Oregon used to share this distinction with New Jersey but fully lifted its self-service ban in 2023. New Jersey now stands alone. A state senator reintroduced a bill in 2025 to allow a hybrid model where stations with four or more pumps would offer both full-service and self-service options, but the bill died in committee in January 2026 without advancing.
This is the detail that matters most for the tipping question. Gas station attendants in New Jersey are generally not classified as tipped employees. Under New Jersey law, a tipped employee is someone who customarily and regularly receives more than $30 per month in tips.2State of New Jersey. My Work Rights – Tipped Workers Since tipping gas attendants is uncommon, most don’t hit that threshold, which means their employers cannot pay the lower tipped minimum wage of $6.05 per hour and claim a tip credit for the rest.
Instead, gas attendants earn the full New Jersey minimum wage, which rose to $15.92 per hour on January 1, 2026.3State of New Jersey. New Jersey’s Minimum Wage Increase In practice, many earn slightly above that. This is a fundamentally different situation from restaurants, where servers often depend on tips to bring a sub-minimum base wage up to a livable level. Gas attendants receive their full hourly rate regardless of whether you tip or not.
The baseline expectation for a normal fill-up is no tip. The attendant swipes or inserts your card, selects the grade, pumps the fuel, and hands you a receipt. That’s the job the law requires, and the attendant is compensated for it through their hourly wage. Most New Jersey residents don’t tip for this routine interaction, and attendants don’t expect it.
Where tipping becomes a reasonable gesture is when an attendant goes beyond the basics:
None of these situations create an obligation, but they’re the moments where a small tip feels appropriate and is genuinely appreciated.
When you do tip, keep it simple. One to five dollars covers virtually any situation at a gas station. A dollar or two for windshield cleaning or bad-weather service is the norm. Five dollars is generous and would stand out to most attendants. There’s no percentage-based calculation here the way there is at a restaurant — you’re recognizing a specific kindness, not subsidizing someone’s base pay.
Cash is the only practical way to tip, since gas station payment systems don’t include a tip line on card transactions. If you don’t have small bills, don’t stress about it. Attendants aren’t watching to see who tips and who doesn’t, and nobody will think twice if you simply say thank you and leave.
Visitors from other states sometimes instinctively reach for the pump handle. Don’t. The penalty for violating the self-service ban falls on the station, not the customer — but the attendant will stop you, and the interaction gets unnecessarily awkward. Under N.J.S.A. 34:3A-10, a station that allows non-attendants to pump fuel faces fines between $50 and $250 for a first offense and up to $500 for each repeat violation. Each day a station operates in violation counts as a separate offense.1State of New Jersey. Retail Gasoline Dispensing Safety Act and Regulations
In practice, enforcement targets station operators rather than individual motorists. But the attendant’s job is on the line if they let you self-serve, so cooperate even if the wait feels slow. If a station appears unattended, sit tight — an attendant should come to your vehicle. Leaving and finding another station is always an option if the wait becomes unreasonable.
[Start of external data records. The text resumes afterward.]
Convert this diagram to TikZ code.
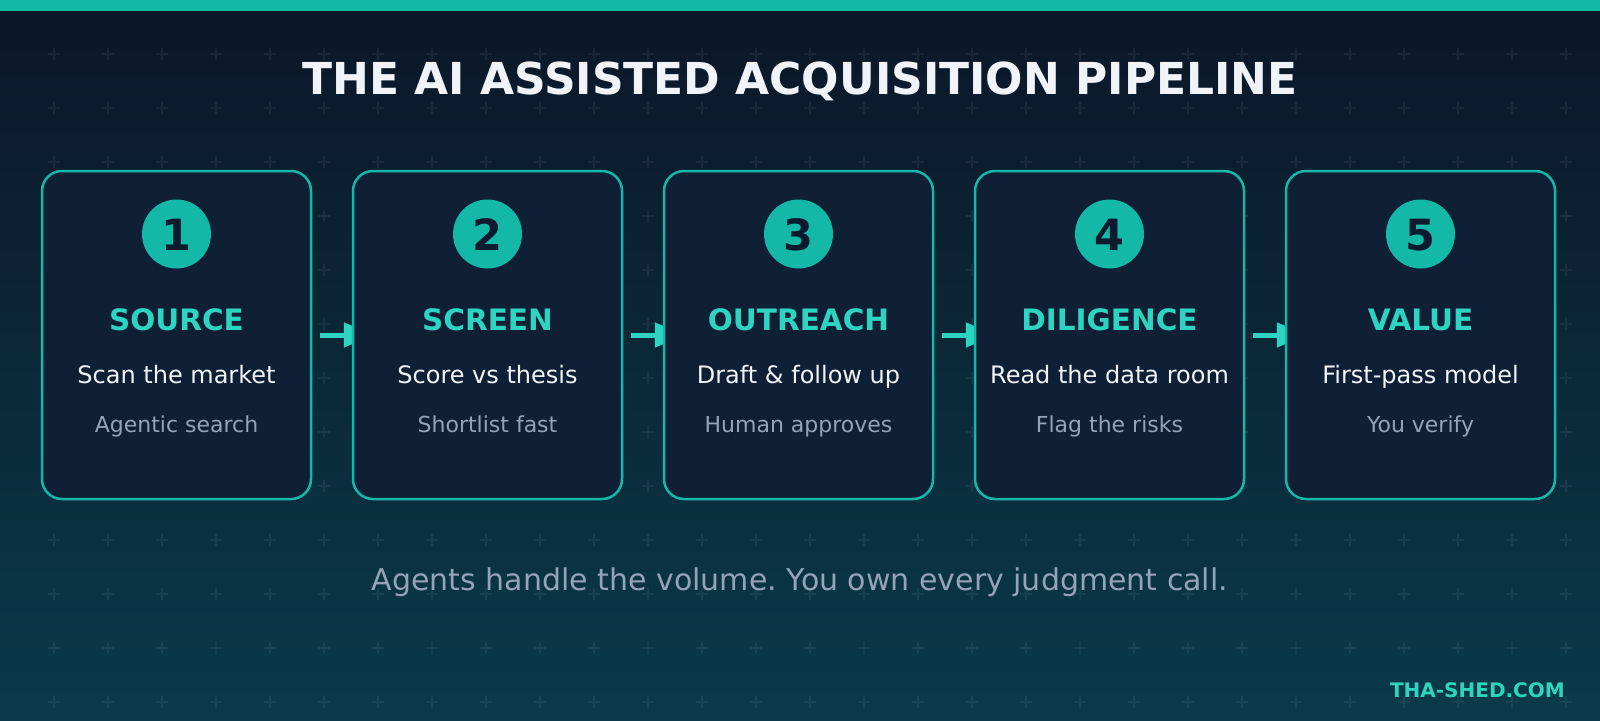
\documentclass[tikz,border=0pt]{standalone}
\usepackage{fontspec}
\setmainfont{DejaVu Sans}
\usetikzlibrary{arrows.meta,calc}
\frenchspacing
\definecolor{tealA}{HTML}{14B8A6}
\definecolor{tealB}{HTML}{2DD4BF}
\definecolor{boxfill}{HTML}{0F1F35}
\definecolor{numcol}{HTML}{0B1A2E}
\definecolor{titlecol}{HTML}{F0F4F8}
\definecolor{bodycol}{HTML}{F1F5F9}
\definecolor{subcol}{HTML}{94A3B8}
\definecolor{bgtop}{HTML}{0B1628}
\definecolor{bgbot}{HTML}{0A3A4A}
\pgfdeclarelayer{bglayer}
\pgfdeclarelayer{arrlayer}
\pgfsetlayers{bglayer,arrlayer,main}
\tikzset{
  stagebox/.style={draw=tealA, line width=2.5pt, fill=boxfill, rounded corners=20pt,
    minimum width=269pt, minimum height=328pt, inner sep=0pt},
  numdisc/.style={circle, fill=tealA, minimum size=69pt, inner sep=0pt},
  numtxt/.style={anchor=base, inner sep=0pt, text=numcol, font=\fontsize{43}{48}\selectfont\bfseries},
  headtxt/.style={anchor=base, inner sep=0pt, text=tealB, font=\fontsize{29.5}{34}\selectfont\bfseries},
  bodytxt/.style={anchor=base, inner sep=0pt, text=bodycol, font=\fontsize{24}{28}\selectfont},
  subtxt/.style={anchor=base, inner sep=0pt, text=subcol, font=\fontsize{22}{26}\selectfont},
  flow/.style={draw=tealB, line width=5pt, -{Triangle[length=30pt,width=24pt]}, shorten <=8pt, shorten >=-22pt},
  plusmark/.style={draw=white, draw opacity=0.06, line width=2pt}
}
\begin{document}
\begin{tikzpicture}[x=1pt,y=-1pt]
\useasboundingbox (0,0) rectangle (1600,720);
\begin{pgfonlayer}{bglayer}
  \shade[top color=bgtop, bottom color=bgbot] (0,0) rectangle (1600,720);
  \foreach \i in {1,...,29}{
    \foreach \j in {1,...,13}{
      \draw[plusmark] (54*\i-6,54*\j) -- ++(12,0) (54*\i,54*\j-6) -- ++(0,12);
    }
  }
  \fill[tealA] (0,0) rectangle (1600,11);
\end{pgfonlayer}

\node[anchor=base, inner sep=0pt, text=titlecol, font=\fontsize{44}{50}\selectfont\bfseries] (title) at (800,94) {THE AI ASSISTED ACQUISITION PIPELINE};

\foreach \t/\a/\b [count=\i] in {SOURCE/Scan the market/Agentic search,
  SCREEN/Score vs thesis/Shortlist fast,
  OUTREACH/Draft \& follow up/Human approves,
  DILIGENCE/Read the data room/Flag the risks,
  VALUE/First-pass model/You verify}{
  \pgfmathsetmacro{\cx}{176.5+311*(\i-1)}
  \node[stagebox] (box\i) at (\cx,335) {};
  \node[numdisc] (disc\i) at (\cx,234) {};
  \node[numtxt] (num\i) at (\cx,250) {\i};
  \node[headtxt] (head\i) at (\cx,330) {\t};
  \node[bodytxt] (body\i) at (\cx,383) {\a};
  \node[subtxt] (sub\i) at (\cx,432) {\b};
}

\begin{pgfonlayer}{arrlayer}
  \foreach \i [evaluate=\i as \j using int(\i+1)] in {1,...,4}{
    \draw[flow] (box\i.east) -- (box\j.west);
  }
\end{pgfonlayer}

\node[anchor=base, inner sep=0pt, text=subcol, font=\fontsize{30}{36}\selectfont] (tagline) at (800,590) {Agents handle the volume. You own every judgment call.};
\node[anchor=base east, inner sep=0pt, text=tealB, font=\fontsize{20}{24}\selectfont\bfseries] (footer) at (1565,697) {THA-SHED.COM};
\end{tikzpicture}
\end{document}
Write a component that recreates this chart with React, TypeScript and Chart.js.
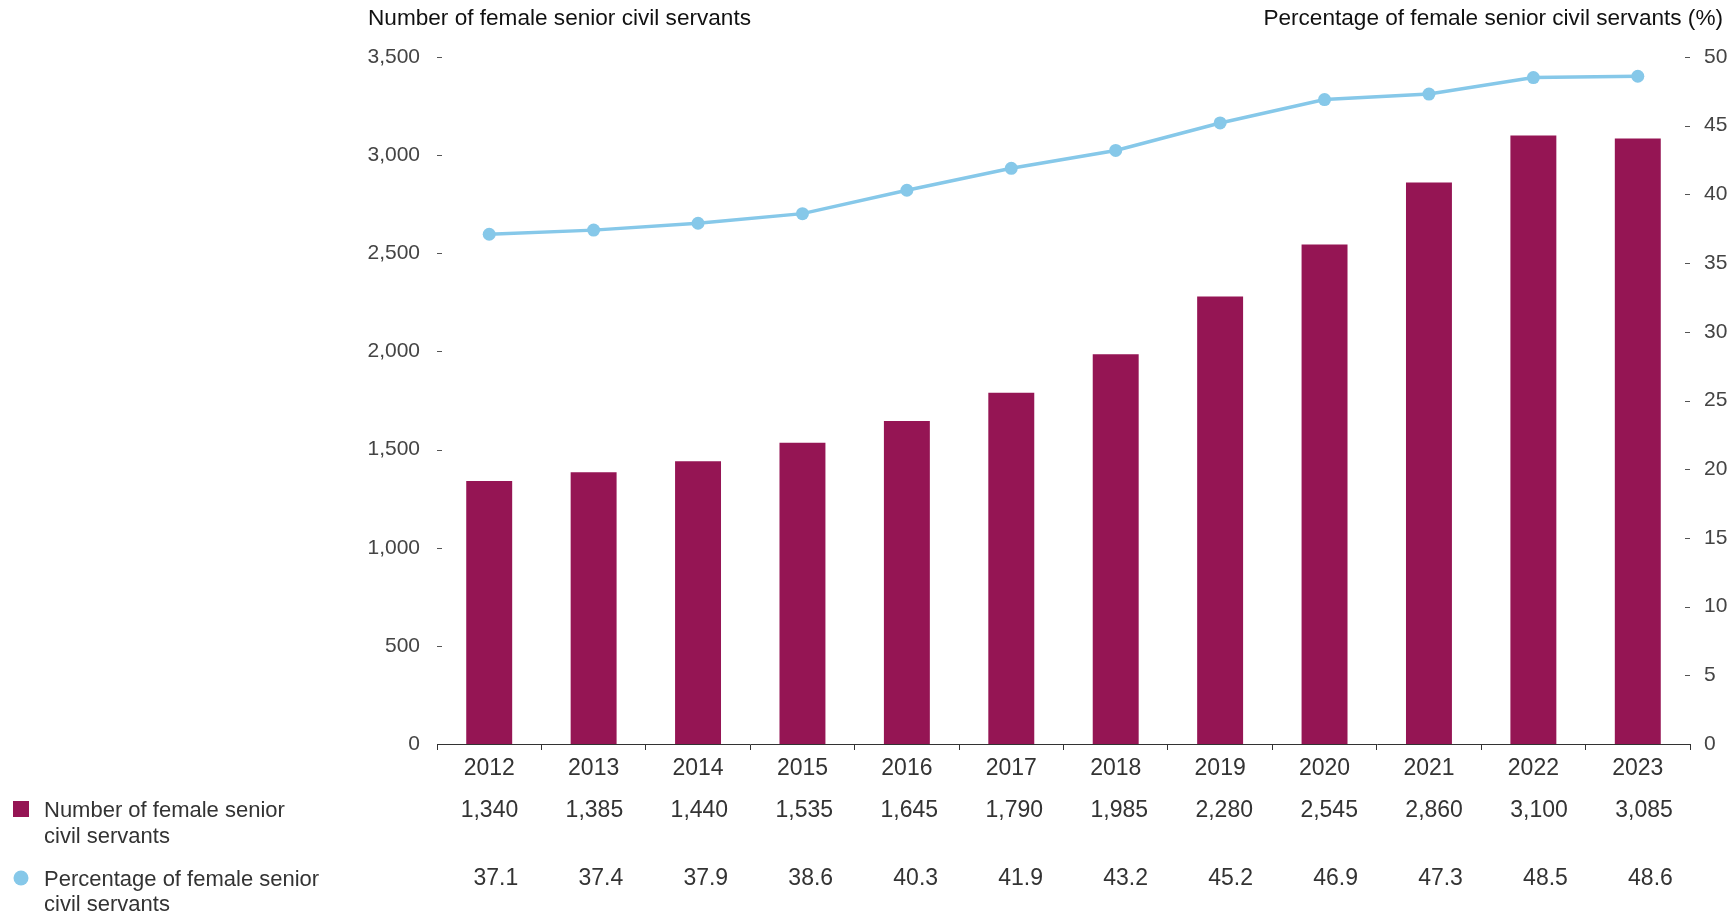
import React, { useEffect, useRef } from 'react';
import { Chart, registerables } from 'chart.js';

Chart.register(...registerables);

const FONT = '"Liberation Sans", Arial, Helvetica, sans-serif';

const years = ['2012', '2013', '2014', '2015', '2016', '2017', '2018', '2019', '2020', '2021', '2022', '2023'];
const numberFemale = [1340, 1385, 1440, 1535, 1645, 1790, 1985, 2280, 2545, 2860, 3100, 3085];
const percentFemale = [37.1, 37.4, 37.9, 38.6, 40.3, 41.9, 43.2, 45.2, 46.9, 47.3, 48.5, 48.6];

const leftTitle = 'Number of female senior civil servants';
const rightTitle = 'Percentage of female senior civil servants (%)';
const legendBarLines = ['Number of female senior', 'civil servants'];
const legendLineLines = ['Percentage of female senior', 'civil servants'];

const BAR_COLOR = '#951554';
const LINE_COLOR = '#86C8E9';

const overlayPlugin = {
  id: 'overlay',
  afterDraw(chart: any) {
    const { ctx, chartArea, scales } = chart;
    const x = scales.x;
    const y = scales.y;
    const y1 = scales.y1;
    ctx.save();

    // Axis titles
    ctx.font = `22.6px ${FONT}`;
    ctx.fillStyle = '#111';
    ctx.textBaseline = 'alphabetic';
    ctx.textAlign = 'left';
    ctx.fillText(leftTitle, 368, 25);
    ctx.textAlign = 'right';
    ctx.fillText(rightTitle, 1723, 25);

    // Inner tick dashes
    ctx.strokeStyle = '#555';
    ctx.lineWidth = 1;
    y.ticks.forEach((t: any) => {
      if (t.value === 0) return;
      const py = Math.round(y.getPixelForValue(t.value)) + 0.5;
      ctx.beginPath();
      ctx.moveTo(chartArea.left, py);
      ctx.lineTo(chartArea.left + 5, py);
      ctx.stroke();
    });
    y1.ticks.forEach((t: any) => {
      if (t.value === 0) return;
      const py = Math.round(y1.getPixelForValue(t.value)) + 0.5;
      ctx.beginPath();
      ctx.moveTo(chartArea.right - 5, py);
      ctx.lineTo(chartArea.right, py);
      ctx.stroke();
    });

    // Data table rows
    ctx.font = `23px ${FONT}`;
    ctx.fillStyle = '#333';
    ctx.textAlign = 'right';
    ctx.textBaseline = 'alphabetic';
    years.forEach((_, i) => {
      const rx = x.getPixelForValue(i) + 29 + i * 0.55;
      ctx.fillText(numberFemale[i].toLocaleString('en-US'), rx, 817);
      ctx.fillText(percentFemale[i].toFixed(1), rx, 885);
    });

    // Legend
    ctx.font = `22px ${FONT}`;
    ctx.fillStyle = BAR_COLOR;
    ctx.fillRect(13, 801, 16, 16);
    ctx.fillStyle = LINE_COLOR;
    ctx.beginPath();
    ctx.arc(21, 878, 7.5, 0, Math.PI * 2);
    ctx.fill();
    ctx.fillStyle = '#333';
    ctx.textAlign = 'left';
    ctx.fillText(legendBarLines[0], 44, 817);
    ctx.fillText(legendBarLines[1], 44, 843);
    ctx.fillText(legendLineLines[0], 44, 886);
    ctx.fillText(legendLineLines[1], 44, 911);

    ctx.restore();
  },
};

export default function App() {
  const canvasRef = useRef<HTMLCanvasElement | null>(null);

  useEffect(() => {
    document.body.style.margin = '0';
    const canvas = canvasRef.current;
    if (!canvas) return;
    const chart = new Chart(canvas, {
      type: 'bar',
      data: {
        labels: years,
        datasets: [
          {
            type: 'line',
            label: 'Percentage of female senior civil servants',
            data: percentFemale,
            yAxisID: 'y1',
            borderColor: LINE_COLOR,
            backgroundColor: LINE_COLOR,
            borderWidth: 3.5,
            pointRadius: 6.5,
            pointBackgroundColor: LINE_COLOR,
            pointBorderWidth: 0,
            tension: 0,
            order: 0,
          } as any,
          {
            type: 'bar',
            label: 'Number of female senior civil servants',
            data: numberFemale,
            yAxisID: 'y',
            backgroundColor: BAR_COLOR,
            barPercentage: 0.44,
            categoryPercentage: 1.0,
            order: 1,
          },
        ],
      },
      options: {
        animation: false,
        responsive: false,
        devicePixelRatio: 1,
        layout: { padding: { top: 57, left: 0, right: 0, bottom: 0 } },
        plugins: {
          legend: { display: false },
          tooltip: { enabled: false },
        },
        scales: {
          x: {
            grid: {
              offset: true,
              drawOnChartArea: false,
              drawTicks: true,
              tickLength: 6,
              color: '#333',
            },
            border: { color: '#333', width: 1 },
            ticks: {
              font: { size: 23, family: FONT },
              color: '#333',
              padding: 5,
              maxRotation: 0,
            },
            afterFit: (s: any) => {
              s.height = 171;
            },
          },
          y: {
            position: 'left',
            min: 0,
            max: 3500,
            grid: { display: false, drawTicks: false },
            border: { display: false },
            ticks: {
              stepSize: 500,
              padding: 17,
              font: { size: 21, family: FONT },
              color: '#444',
              callback: (v: any) => Number(v).toLocaleString('en-US'),
            },
            afterFit: (s: any) => {
              s.width = 437;
            },
          },
          y1: {
            position: 'right',
            min: 0,
            max: 50,
            grid: { display: false, drawTicks: false },
            border: { display: false },
            ticks: {
              stepSize: 5,
              padding: 14,
              font: { size: 21, family: FONT },
              color: '#444',
            },
            afterFit: (s: any) => {
              s.width = 42;
            },
          },
        },
      },
      plugins: [overlayPlugin],
    });
    return () => chart.destroy();
  }, []);

  return (
    <div style={{ width: 1732, height: 915, position: 'relative' }}>
      <canvas ref={canvasRef} width={1732} height={915} style={{ display: 'block' }} />
    </div>
  );
}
If you’re driving through New Jersey from a self-service state, the only real adjustment is staying in your car and letting the attendant handle everything. Tell them the fuel grade you want and your payment method, and they’ll take it from there. You don’t need to tip just because the experience feels like a special service — it isn’t. It’s how every gas station in the state operates for every customer.
The one thing that catches visitors off guard is the wait. During busy hours, you may sit for a minute or two before an attendant reaches your vehicle, since a single attendant often handles multiple pumps simultaneously. Patience goes further than a tip in that situation. If an attendant hustles to get to you quickly during a rush, though, that’s exactly the kind of effort worth acknowledging with a dollar.